Some of the Committee members shared their thoughts on improving the working of SMEDA to increase country’s exports through guidance to young entrepreneurs so that educated youth could benefit.
Chief Executive Officer, Small and Medium Enterprises Development Authority, Farhan Aziz Khawaja, informed the Committee of Small Medium Enterprises (SME) Policy 2021 and measures taken for industrial growth in detail. The Committee discussed the financial issues of the SMEDA in detail and recommended that the Finance Ministry release pending funds of the SMEDA at the earliest.
Additional Secretary in Charge shared his views about decline in local production of goods and reliance on imported products, adding that in the past policies were not pro-industry. However, he added that his ministry is now focusing on it.

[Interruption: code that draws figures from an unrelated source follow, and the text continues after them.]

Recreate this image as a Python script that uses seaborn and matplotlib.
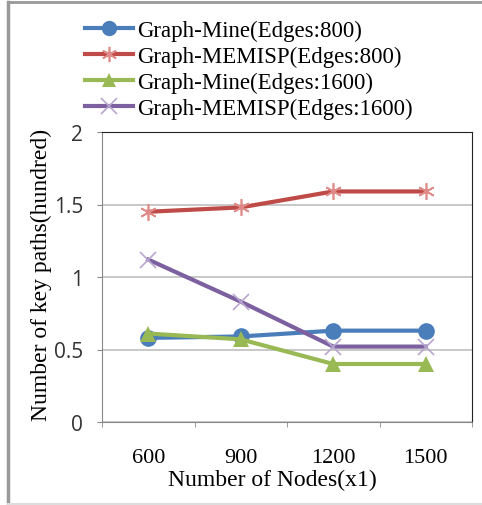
import pandas as pd
import seaborn as sns
import matplotlib.pyplot as plt
from matplotlib.lines import Line2D

nodes = ["600", "900", "1200", "1500"]
mine_800 = [0.58, 0.59, 0.63, 0.63]
memisp_800 = [1.45, 1.48, 1.59, 1.59]
mine_1600 = [0.61, 0.57, 0.40, 0.40]
memisp_1600 = [1.12, 0.83, 0.52, 0.52]

series = ["Graph-Mine(Edges:800)", "Graph-MEMISP(Edges:800)",
          "Graph-Mine(Edges:1600)", "Graph-MEMISP(Edges:1600)"]
values = [mine_800, memisp_800, mine_1600, memisp_1600]
colors = ["#4A7EBB", "#BE4B48", "#98B954", "#7D60A0"]
marker_colors = ["#4A7EBB", "#E08A88", "#98B954", "#B8A6D0"]
markers = ["o", (6, 2, 0), "^", "x"]
msizes = [12, 12, 11, 12]

rows = []
for name, vals in zip(series, values):
    for n, v in zip(nodes, vals):
        rows.append({"nodes": n, "paths": v, "series": name})
df = pd.DataFrame(rows)

serif = ["Liberation Serif", "DejaVu Serif"]

fig = plt.figure(figsize=(4.82, 5.06), dpi=100)
ax = fig.add_axes([102 / 482, 1 - 423 / 506, 370 / 482, 290 / 506])

for i, name in enumerate(series):
    sub = df[df["series"] == name]
    sns.lineplot(data=sub, x="nodes", y="paths", ax=ax, color=colors[i], lw=3,
                 marker=markers[i], markersize=msizes[i], markerfacecolor=marker_colors[i],
                 markeredgecolor=marker_colors[i], markeredgewidth=1.2 if i in (1, 3) else 0,
                 legend=False, zorder=4 if i == 2 else 3)

ax.set_xlim(-0.5, 3.5)
ax.set_ylim(0, 2)
ax.set_yticks([0, 0.5, 1, 1.5, 2])
ax.set_yticklabels(["0", "0.5", "1", "1.5", "2"], fontsize=15, color="#333333",
                   family=["Open Sans", "DejaVu Sans"])
ax.set_xticks(range(4))
ax.set_xticklabels(nodes, fontsize=16, family=serif)
ax.set_xticks([-0.5, 0.5, 1.5, 2.5, 3.5], minor=True)
ax.tick_params(axis="x", which="major", length=0, pad=19)
ax.tick_params(axis="x", which="minor", length=3.6, color="#888888", direction="out")
ax.tick_params(axis="y", length=3.6, color="#888888", pad=10)

ax.grid(axis="y", color="#BFBFBF", lw=1.2)
ax.set_axisbelow(True)
for side in ["left", "bottom"]:
    ax.spines[side].set_color("#888888")
for side in ["top", "right"]:
    ax.spines[side].set_color("#222222")

ax.set_xlabel("Number of Nodes(x1)", fontsize=17, family=serif)
ax.xaxis.set_label_coords(0.46, -0.16)
ax.set_ylabel("Number of key paths(hundred)", fontsize=17, family=serif)
ax.yaxis.set_label_coords(-0.135, 0.51)

handles = [Line2D([], [], color=colors[i], lw=3, marker=markers[i], markersize=msizes[i] - 1,
                  markerfacecolor=marker_colors[i], markeredgecolor=marker_colors[i],
                  markeredgewidth=1.2 if i in (1, 3) else 0) for i in range(4)]
fig.legend(handles, series, loc="upper left", bbox_to_anchor=(76 / 482, 1 - 12 / 506),
           frameon=False, prop={"family": serif, "size": 16.5}, handlelength=2.1,
           handletextpad=0.15, labelspacing=0.2, borderaxespad=0)

# outer frame of the picture
fig.add_artist(Line2D([8 / 482, 8 / 482], [0.002, 1 - 3 / 506], color="#999999", lw=2.5,
                      transform=fig.transFigure))
fig.add_artist(Line2D([8 / 482, 1], [1 - 3 / 506, 1 - 3 / 506], color="#999999", lw=2,
                      transform=fig.transFigure))
fig.add_artist(Line2D([8 / 482, 1], [0.002, 0.002], color="#DDDDDD", lw=1.5,
                      transform=fig.transFigure))

plt.savefig("out.png", dpi=100)
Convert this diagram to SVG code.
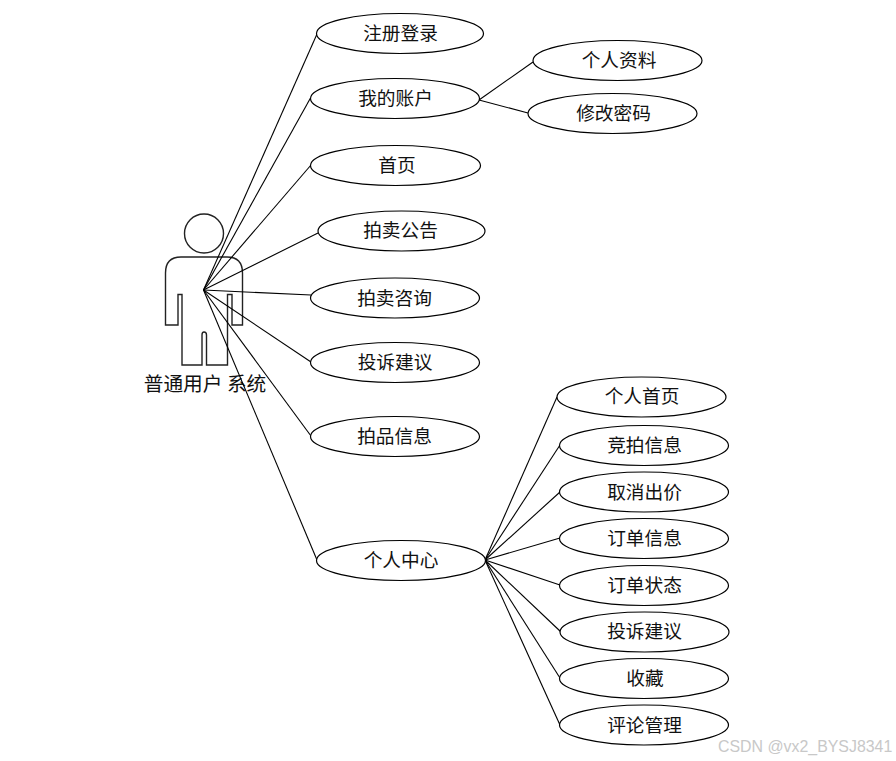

The committee deferred discussion on the Starred Question No. 183 regarding (a) details of the total worth of machinery and other material alleged to be stolen from Pakistan Steel Mills, Karachi as per Government record; and (b) the number of persons arrested along with the number of those to whom punishment has been awarded in connection with the thefts moved by Maulana Abdul Akbar Chitrali, MNA as the Mover was not present. The committee deferred the “The Export Processing Zone Authority (Amendment) Bill, 2023” (moved by Ms. Shahida Rehmani, MNA) due to absence of the Mover. Rana Muhammad Ishaq Khan, Syed Imran Ahmad Shah, Nasir Khan Musa Zai, Kiran Imran Dar, Syed Mobeen Ahmed MNAs/members also attended the meeting.